-- begin DATA EXCERPTS --
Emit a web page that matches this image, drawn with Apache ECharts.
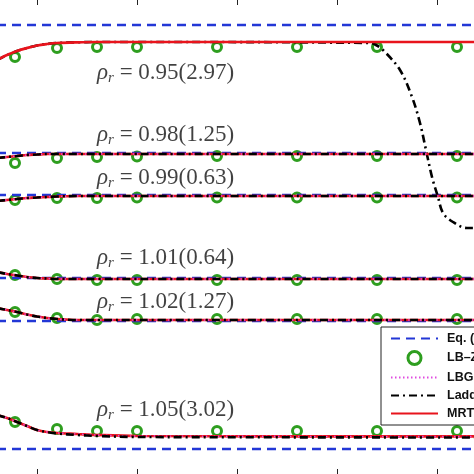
-- end DATA EXCERPTS --
-- begin DATA EXCERPTS --
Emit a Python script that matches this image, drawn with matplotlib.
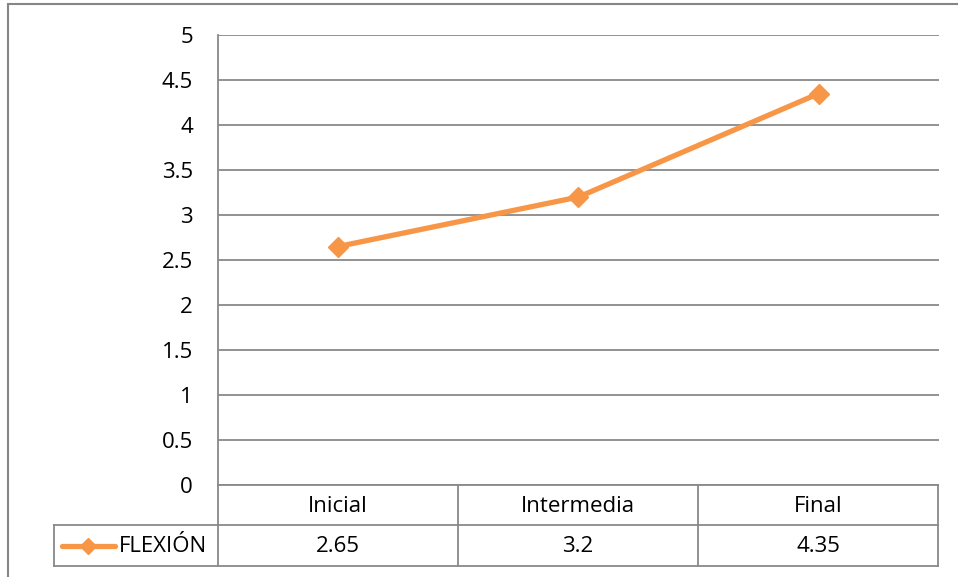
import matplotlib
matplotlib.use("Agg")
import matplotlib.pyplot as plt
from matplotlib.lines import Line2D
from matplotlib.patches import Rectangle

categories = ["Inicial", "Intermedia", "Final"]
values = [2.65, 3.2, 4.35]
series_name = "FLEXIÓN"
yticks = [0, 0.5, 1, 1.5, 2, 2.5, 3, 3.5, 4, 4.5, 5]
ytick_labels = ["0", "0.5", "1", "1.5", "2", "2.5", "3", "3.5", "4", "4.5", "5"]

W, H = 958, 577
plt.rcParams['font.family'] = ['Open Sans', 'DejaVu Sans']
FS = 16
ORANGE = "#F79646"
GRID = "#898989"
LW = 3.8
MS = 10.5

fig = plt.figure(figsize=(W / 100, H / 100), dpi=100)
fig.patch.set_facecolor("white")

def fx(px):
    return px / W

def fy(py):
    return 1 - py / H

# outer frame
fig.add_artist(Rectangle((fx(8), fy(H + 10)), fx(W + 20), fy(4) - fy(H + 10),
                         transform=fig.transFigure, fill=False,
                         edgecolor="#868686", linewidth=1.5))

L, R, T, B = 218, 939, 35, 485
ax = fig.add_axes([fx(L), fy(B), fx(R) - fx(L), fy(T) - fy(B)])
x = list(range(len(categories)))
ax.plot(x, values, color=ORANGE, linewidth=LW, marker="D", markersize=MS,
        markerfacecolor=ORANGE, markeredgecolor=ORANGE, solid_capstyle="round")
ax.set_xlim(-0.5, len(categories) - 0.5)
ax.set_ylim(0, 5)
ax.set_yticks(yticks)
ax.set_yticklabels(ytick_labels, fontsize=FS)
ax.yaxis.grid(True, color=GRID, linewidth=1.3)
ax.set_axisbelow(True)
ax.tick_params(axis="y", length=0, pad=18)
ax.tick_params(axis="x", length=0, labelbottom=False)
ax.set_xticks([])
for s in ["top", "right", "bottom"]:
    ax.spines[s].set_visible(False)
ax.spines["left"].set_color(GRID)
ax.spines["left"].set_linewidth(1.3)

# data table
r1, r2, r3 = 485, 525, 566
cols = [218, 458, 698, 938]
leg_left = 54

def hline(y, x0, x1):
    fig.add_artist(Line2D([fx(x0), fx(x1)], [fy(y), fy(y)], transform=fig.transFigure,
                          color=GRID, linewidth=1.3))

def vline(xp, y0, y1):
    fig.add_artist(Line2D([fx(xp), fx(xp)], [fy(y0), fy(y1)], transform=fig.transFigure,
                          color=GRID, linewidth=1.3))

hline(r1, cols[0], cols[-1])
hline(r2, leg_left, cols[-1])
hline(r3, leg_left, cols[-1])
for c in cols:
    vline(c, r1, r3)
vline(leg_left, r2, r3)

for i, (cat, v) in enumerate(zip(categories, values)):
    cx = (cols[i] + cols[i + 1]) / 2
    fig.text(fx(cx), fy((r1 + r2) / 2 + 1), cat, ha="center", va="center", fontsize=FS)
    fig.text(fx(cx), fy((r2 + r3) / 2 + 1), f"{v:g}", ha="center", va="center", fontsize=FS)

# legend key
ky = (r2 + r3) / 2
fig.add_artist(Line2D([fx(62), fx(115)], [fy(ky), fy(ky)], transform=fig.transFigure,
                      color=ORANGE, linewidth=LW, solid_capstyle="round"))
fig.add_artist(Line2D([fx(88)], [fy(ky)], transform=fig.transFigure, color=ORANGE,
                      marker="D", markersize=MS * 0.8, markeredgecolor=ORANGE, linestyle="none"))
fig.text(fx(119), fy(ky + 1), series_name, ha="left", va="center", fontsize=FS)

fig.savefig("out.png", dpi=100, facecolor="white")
-- end DATA EXCERPTS --
▶ **EXERCISE DIRECTIONS**
Taking the entries above, extract every line from the one bearing "Emit a Python" through the one bearing "from matplotlib.patches import Rectangle", exactly, with no pictures.

▶ **CORRECT RESPONSE**
Emit a Python script that matches this image, drawn with matplotlib.
import matplotlib
matplotlib.use("Agg")
import matplotlib.pyplot as plt
from matplotlib.lines import Line2D
from matplotlib.patches import Rectangle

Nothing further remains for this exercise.